The huge difference in the sensor output between the uniform temperature and the localized heating conditions recorded in these tests demonstrates the prevailing effect of the thermal gradient and poses new objectives for QCM development related to the correction of the effect of the thermal gradient. For that purpose, a finite element model of the crystal is under development to numerically derive the thermal gradient on the electrode and find a correction procedure to increase the measurement accuracy provided by the microbalance when operating in non-uniform temperature conditions.

It must be noted that the double-crystal configuration would also compensate for the effect of temperature gradients if the temperature distribution was the same on both the measuring and reference crystals. The remaining error once again depends on the heat fluxes on the exposed crystal, which, in space applications, is often a variable parameter in different mission phases.

4. Conclusions

The quartz crystal under development is characterized by an innovative crystal configuration that includes heaters and thermometers deposited on the surfaces as film resistors. The great advantages of the new configuration in terms of the accuracy of the temperature measurement and the efficiency of thermal control raise new issues related to significant thermal gradients on the crystal. The temperature–frequency characterization of the quartz crystal microbalance required not only the analysis of the effect of different uniform temperatures of the crystal but also the identification of the effect of the temperature gradients. The built-in temperature sensor allowed measuring the crystal temperature right at the sensing area, i.e., on the electrode border, with minimum error. The direct measurement of the crystal temperature allows for performing an accurate determination of the relationship between the oscillating frequency and temperature. Crystal characterization was performed within a temperature-controlled enclosure in a vacuum chamber, and the obtained curve qualitatively matches the literature data. Compatibility with the literature is not expected because of the dependency of this characteristic on the specific crystal manufacturing details. The test also showed the high sensitivity of the instrument to the contamination that was noticed in the medium vacuum of the test chamber.

The analysis was then focused on the crystal frequency behavior under temperature gradients. The results of the combined temperature and thermal gradient effects on the frequency variation were compared with the uniform temperature–frequency variation relationship. It was evidenced that, with the adopted configuration, the effect of thermal gradients when directly heating the crystal with the built-in heater is by far more relevant than that of the average temperature.

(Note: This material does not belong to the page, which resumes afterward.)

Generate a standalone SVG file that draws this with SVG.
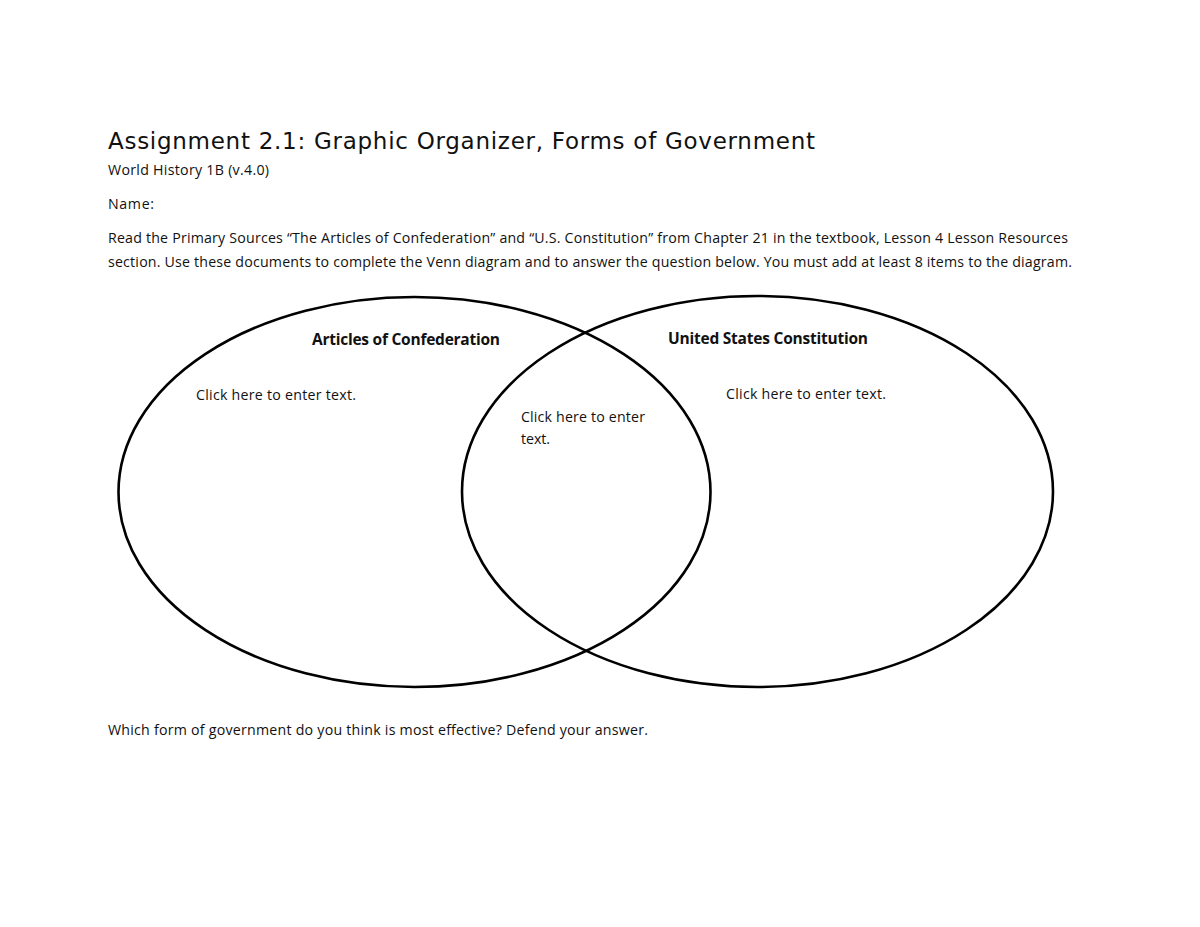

The temperature field on the crystal surface was measured with a thermal mapper, which allowed determining the temperature distribution and the thermal gradients at the electrode border. The information, nevertheless, was affected by the low spatial resolution of the thermal image. In the next steps of the research, a thermal model of the crystal surface will be developed to predict, with high spatial resolution, the temperature field on the quartz crystal surface and, as a result, the thermal gradients on it. It is mandatory to implement a procedure for the thermal gradient correction, a key step toward achieving a deeper knowledge of the sensor behavior and, eventually, more accurate mass measurements.